Spokane’s streets are in their worst shape in 50 years. People should be encouraged to use public transit. The city needs a north-south freeway.
That’s what some of the more than 100 people attending a transportation forum said Wednesday night.
Dale Stedman, representing the area Good Roads Association, blamed the city’s deteriorating streets on a lack of money to maintain them.
“We have deterioration, and no one is doing anything about it,” he said.
City officials, state lawmakers, business leaders and concerned citizens also spoke out. The forum, at the Riverpoint Higher Education Park, was sponsored by the Washington Transportation Policy Institute.

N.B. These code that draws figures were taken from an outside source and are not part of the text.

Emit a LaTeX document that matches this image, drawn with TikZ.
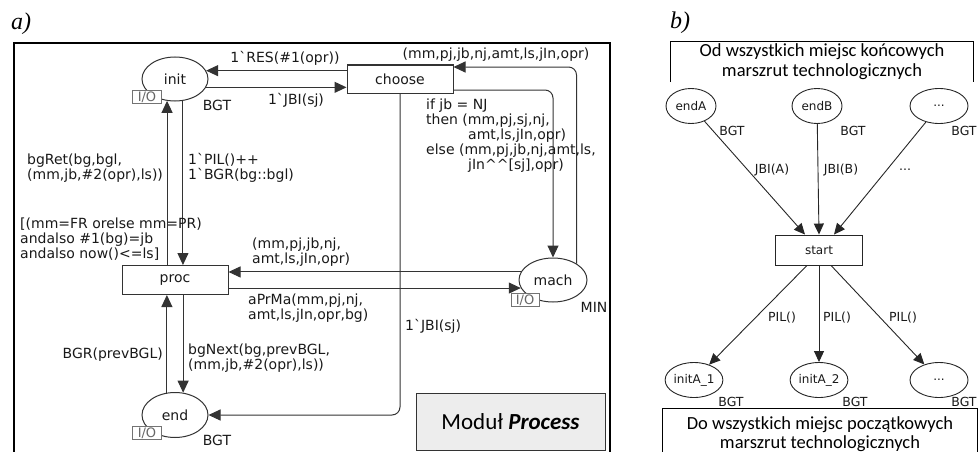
\documentclass[tikz,border=0pt]{standalone}
\usepackage{fontspec}
\usetikzlibrary{shapes.geometric, arrows.meta}

\newfontfamily\petri{DejaVu Sans}
\newfontfamily\calib{Carlito}
\newfontfamily\timesf{Liberation Serif}
\newcommand\netfont{\petri\fontsize{14pt}{15pt}\selectfont}
\newcommand\smallnet{\petri\fontsize{12pt}{13pt}\selectfont}
\newcommand\labnet{\petri\fontsize{12.5pt}{13pt}\selectfont}
\newcommand\bq{\textasciigrave}
\newcommand\caret{\textasciicircum}

\begin{document}
\begin{tikzpicture}[
    x=1pt, y=-1pt,
    place/.style={
        draw=black!80, line width=1pt,
        ellipse,
        minimum width=66pt, minimum height=44pt,
        inner sep=0pt,
        font=\netfont, text=black!90
    },
    trans/.style={
        draw=black!80, line width=1pt,
        minimum width=106pt, minimum height=28pt,
        inner sep=0pt,
        font=\netfont, text=black!90
    },
    iobox/.style={
        draw=black!55, fill=white, line width=0.8pt,
        minimum width=29pt, minimum height=13pt,
        inner sep=0pt,
        font=\petri\fontsize{13pt}{13pt}\selectfont, text=black!60
    },
    lbl/.style={font=\netfont, text=black!90, align=left, inner sep=0pt},
    arc/.style={
        -{Triangle[length=12pt, width=11pt]},
        draw=black!80, line width=1pt
    },
    bplace/.style={
        draw=black!85, line width=0.9pt,
        ellipse,
        minimum width=50pt, minimum height=35pt,
        inner sep=0pt,
        font=\smallnet, text=black!90
    },
    btrans/.style={
        draw=black!85, line width=0.9pt,
        minimum width=87pt, minimum height=30pt,
        inner sep=0pt,
        font=\smallnet, text=black!90
    },
    blbl/.style={font=\labnet, text=black!90, inner sep=0pt},
    barc/.style={
        -{Triangle[length=11pt, width=10pt]},
        draw=black!85, line width=0.9pt
    },
    note/.style={
        minimum width=302pt, minimum height=40pt,
        inner sep=0pt, align=center,
        font=\calib\fontsize{18.5pt}{20pt}\selectfont
    },
    tag/.style={font=\timesf\itshape\fontsize{24pt}{24pt}\selectfont, inner sep=0pt}
]
\useasboundingbox (0,0) rectangle (979,452);

% a) module Process
\node[tag] (taga) at (21,24) {a)};
\draw[line width=1.3pt] (14,460) -- (14,43) -- (610,43) -- (610,460);

\node[place] (init) at (175,79) {init};
\node[iobox] (initio) at (147,97) {I/O};
\node[lbl] (initcol) at (217,105) {BGT};

\node[trans] (choose) at (400,79) {choose};
\node[trans, minimum height=29pt] (proc) at (175,280) {proc};

\node[place, minimum width=68pt] (mach) at (553,280) {mach};
\node[iobox, minimum width=28pt] (machio) at (525,300) {I/O};
\node[lbl] (machcol) at (594,307) {MIN};

\node[place, minimum height=45pt] (end) at (175,415) {end};
\node[iobox] (endio) at (147,433) {I/O};
\node[lbl] (endcol) at (217,440) {BGT};

\node[draw=black!80, fill=black!7, line width=1pt, minimum width=189pt, minimum height=57pt,
      font=\calib\fontsize{23pt}{23pt}\selectfont] (modul) at (510.5,421.5) {Moduł \textbf{\textit{Process}}};

% init <-> choose
\draw[arc] (choose.west |- init.15) -- (init.15);
\draw[arc] (init.-15) -- (choose.west |- init.-15);
\node[lbl] (resl) at (285,58) {1\bq RES(\#1(opr))};
\node[lbl] (jbil) at (296,100) {1\bq JBI(sj)};

% init <-> proc
\draw[arc] (init.-110 |- proc.north) -- (init.-110);
\draw[arc] (init.-70) -- (init.-70 |- proc.north);
\node[lbl, anchor=west] (retl) at (27,168.5) {bgRet(bg,bgl,\\(mm,jb,\#2(opr),ls))};
\node[lbl, anchor=west] (pill) at (188,168) {1\bq PIL()++\\1\bq BGR(bg::bgl)};
\node[lbl, anchor=west] (guard) at (20,239) {[(mm=FR orelse mm=PR)\\andalso \#1(bg)=jb\\andalso now()<=ls]};

% proc <-> end
\draw[arc] (end.110) -- (end.110 |- proc.south);
\draw[arc] (proc.south -| end.70) -- (end.70);
\node[lbl, anchor=east] (bgrl) at (163,355) {BGR(prevBGL)};
\node[lbl, anchor=west] (nextl) at (188,358.5) {bgNext(bg,prevBGL,\\(mm,jb,\#2(opr),ls))};

% proc <-> mach
\draw[arc] (mach.166) -- (mach.166 -| proc.east);
\draw[arc] (mach.194 -| proc.east) -- (mach.194);
\node[lbl, anchor=west] (backl) at (252,252.5) {(mm,pj,jb,nj,\\amt,ls,jIn,opr)};
\node[lbl, anchor=west] (prmal) at (248,308.5) {aPrMa(mm,pj,nj,\\amt,ls,jIn,opr,bg)};

% choose -> end, choose <-> mach
\draw[arc, rounded corners=8pt] (choose.south) |- (end.east);
\node[lbl, anchor=west] (jbiend) at (405,326) {1\bq JBI(sj)};
\draw[arc, rounded corners=8pt] ([yshift=-11pt]choose.east) -| (mach.north);
\node[lbl, anchor=west] (ifl) at (426,136) {if jb = NJ\\then (mm,pj,sj,nj,\\\hspace*{42pt}amt,ls,jIn,opr)\\else (mm,pj,jb,nj,amt,ls,\\\hspace*{42pt}jIn\caret\caret[sj],opr)};
\draw[arc, rounded corners=8pt] (mach.35) |- ([yshift=12pt]choose.east);
\node[lbl] (topl) at (496,55) {(mm,pj,jb,nj,amt,ls,jIn,opr)};

% b) start transition
\node[tag] (tagb) at (680,23) {b)};
\node[note] (fromall) at (822,62) {Od wszystkich miejsc końcowych\\marszrut technologicznych};
\draw[line width=1pt] (fromall.south west) -- (fromall.north west) -- (fromall.north east) -- (fromall.south east);

\node[bplace] (endA) at (691,106) {endA};
\node[bplace] (endB) at (817,106) {endB};
\node[bplace, minimum width=58pt] (endX) at (939,106) {...};
\node[blbl] at (732,131) {BGT};
\node[blbl] at (853,131) {BGT};
\node[blbl] at (964,131) {BGT};

\node[btrans] (start) at (819,250) {start};

\node[bplace, minimum width=56pt] (initA1) at (694,380) {initA\_1};
\node[bplace, minimum width=57pt] (initA2) at (819,380) {initA\_2};
\node[bplace, minimum width=58pt] (initX) at (939,380) {...};
\node[blbl] at (731,402) {BGT};
\node[blbl] at (855,402) {BGT};
\node[blbl] at (964,402) {BGT};

\draw[barc] (endA) -- ([xshift=-14pt]start.north);
\draw[barc] (endB) -- (start.north);
\draw[barc] (endX) -- ([xshift=15pt]start.north);
\node[blbl] (jbia) at (772,170) {JBI(A)};
\node[blbl] (jbib) at (841,170) {JBI(B)};
\node[blbl] (jbix) at (905,170) {...};

\draw[barc] ([xshift=-12pt]start.south) -- (initA1);
\draw[barc] (start) -- (initA2);
\draw[barc] ([xshift=12pt]start.south) -- (initX);
\node[blbl] (pila) at (782,318) {PIL()};
\node[blbl] (pilb) at (837,318) {PIL()};
\node[blbl] (pilx) at (903,318) {PIL()};

\node[note, minimum width=314pt, minimum height=50pt, font=\calib\fontsize{18.5pt}{19pt}\selectfont] (toall) at (820,434) {Do wszystkich miejsc początkowych\\marszrut technologicznych};
\draw[line width=1pt] (toall.south west) -- (toall.north west) -- (toall.north east) -- (toall.south east);

\end{tikzpicture}
\end{document}
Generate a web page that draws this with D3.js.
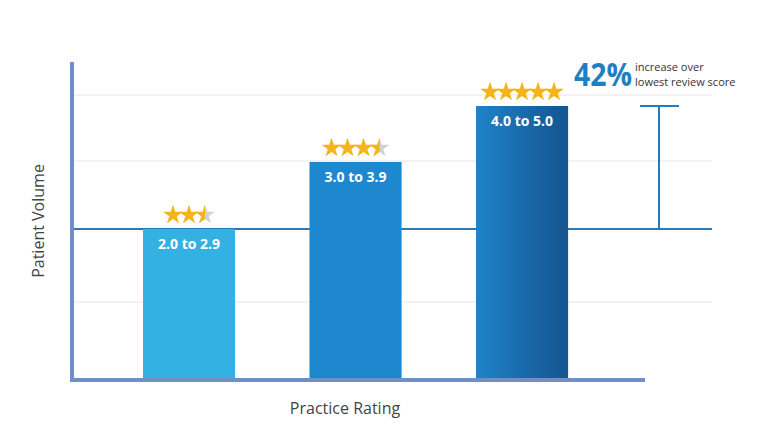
<!DOCTYPE html><html><head><meta charset="utf-8"><script src="https://cdn.jsdelivr.net/npm/d3@7"></script>
<style>body{margin:0;background:#fff}</style></head><body><svg id="c" width="768" height="432"></svg><script>
const categories=["2.0 to 2.9","3.0 to 3.9","4.0 to 5.0"];
const values=[151,218,274];
const stars=[2.5,3.5,5];
const gridValues=[78,151,219,285];
const svg=d3.select("#c");
const x=d3.scaleBand().domain(categories).range([109.7,601.4]).paddingInner(0.447).paddingOuter(0.2);
const y=d3.scaleLinear().domain([0,318]).range([380,62]);
const defs=svg.append("defs");
const g=defs.append("linearGradient").attr("id","g3");
g.append("stop").attr("offset","0").attr("stop-color","#1f82c9");
g.append("stop").attr("offset","1").attr("stop-color","#15548f");
svg.selectAll(".gr").data(gridValues).join("line").attr("x1",72).attr("x2",712)
 .attr("y1",d=>y(d)).attr("y2",d=>y(d)).attr("stroke","#e2e6ea").attr("stroke-width",1);
svg.append("line").attr("x1",72).attr("x2",712).attr("y1",y(values[0])).attr("y2",y(values[0])).attr("stroke","#2a7ab8").attr("stroke-width",2);
const fills=["#35b0e2","#1e88cf","url(#g3)"];
svg.selectAll(".bar").data(values).join("rect").attr("x",(d,i)=>x(categories[i])).attr("width",x.bandwidth())
 .attr("y",d=>y(d)).attr("height",d=>380-y(d)).attr("fill",(d,i)=>fills[i]);
svg.selectAll(".lbl").data(values).join("text").attr("x",(d,i)=>x(categories[i])+x.bandwidth()/2).attr("y",d=>y(d)+20)
 .attr("text-anchor","middle").attr("fill","#fff").attr("font-family","Open Sans").attr("font-weight",700).attr("font-size",14)
 .text((d,i)=>categories[i]);
const sym=d3.symbol().type(d3.symbolStar).size(120);
values.forEach((v,i)=>{
 const cx=x(categories[i])+x.bandwidth()/2;
 const count=Math.ceil(stars[i]);
 const w=16, start=cx-(count-1)*w/2;
 for(let k=0;k<count;k++){
  const sx=start+k*w, sy=y(v)-14;
  const frac=Math.min(1,Math.max(0,stars[i]-k));
  const id="clip"+i+"_"+k;
  defs.append("clipPath").attr("id",id).append("rect").attr("x",-9).attr("y",-10).attr("width",18*frac).attr("height",20);
  if(frac<1) svg.append("path").attr("d",sym()).attr("transform",`translate(${sx},${sy})`).attr("fill","#d0d3d6");
  svg.append("path").attr("d",sym()).attr("transform",`translate(${sx},${sy})`).attr("fill","#f5b31c").attr("clip-path",`url(#${id})`);
 }
});
svg.append("line").attr("x1",72).attr("x2",72).attr("y1",62).attr("y2",381).attr("stroke","#6f90c6").attr("stroke-width",4);
svg.append("line").attr("x1",70).attr("x2",645).attr("y1",380).attr("y2",380).attr("stroke","#6f90c6").attr("stroke-width",4);
svg.append("text").attr("transform","translate(44,221) rotate(-90)").attr("text-anchor","middle").attr("font-family","Open Sans").attr("font-size",16).attr("fill","#444").text("Patient Volume");
svg.append("text").attr("x",345).attr("y",414).attr("text-anchor","middle").attr("font-family","Open Sans").attr("font-size",16).attr("fill","#444").text("Practice Rating");
const bx=659;
svg.append("line").attr("x1",bx).attr("x2",bx).attr("y1",y(values[2])).attr("y2",y(values[0])).attr("stroke","#2a7ab8").attr("stroke-width",2);
svg.append("line").attr("x1",640).attr("x2",679).attr("y1",y(values[2])).attr("y2",y(values[2])).attr("stroke","#2a7ab8").attr("stroke-width",2);
svg.append("text").attr("x",574).attr("y",86).attr("font-family","Liberation Sans Narrow, Open Sans").attr("font-weight",700).attr("font-size",32).attr("fill","#1e7fc4").attr("textLength",58).attr("lengthAdjust","spacingAndGlyphs").text("42%");
svg.append("text").attr("x",635).attr("y",71).attr("font-family","Open Sans").attr("font-size",11).attr("fill","#333").text("increase over");
svg.append("text").attr("x",635).attr("y",86).attr("font-family","Open Sans").attr("font-size",11).attr("fill","#333").text("lowest review score");
</script></body></html>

The non-profit organization is holding a dozen community forums around the state to help prioritize transportation needs.
Much of the talk Wednesday focused on preserving and maintaining roads, getting from Point A to Point B efficiently and constructing the long-proposed north-south freeway.
At a cost of $2 billion, the road never will be built, some say. It would take about 20 years to complete.
Spokane Mayor Jack Geraghty said the city’s biggest transportation challenges are filling potholes and avoiding gridlock by improving traffic flow.
Within six years, Geraghty said, the city will need to increase the capacity of its streets to accommodate about 50,000 new residents.
Others called for developing transportation alternatives, such as encouraging more use of public transit and car pools.
Increasing the gasoline tax is only part of the solution, said Ed Sharman, American Automobile Association spokesman and chairman of the Spokane Area Chamber of Commerce.
He said more than 40 percent of the motor vehicle excise tax is funneled into the state general fund. That money, he said, should be spent on transportation projects.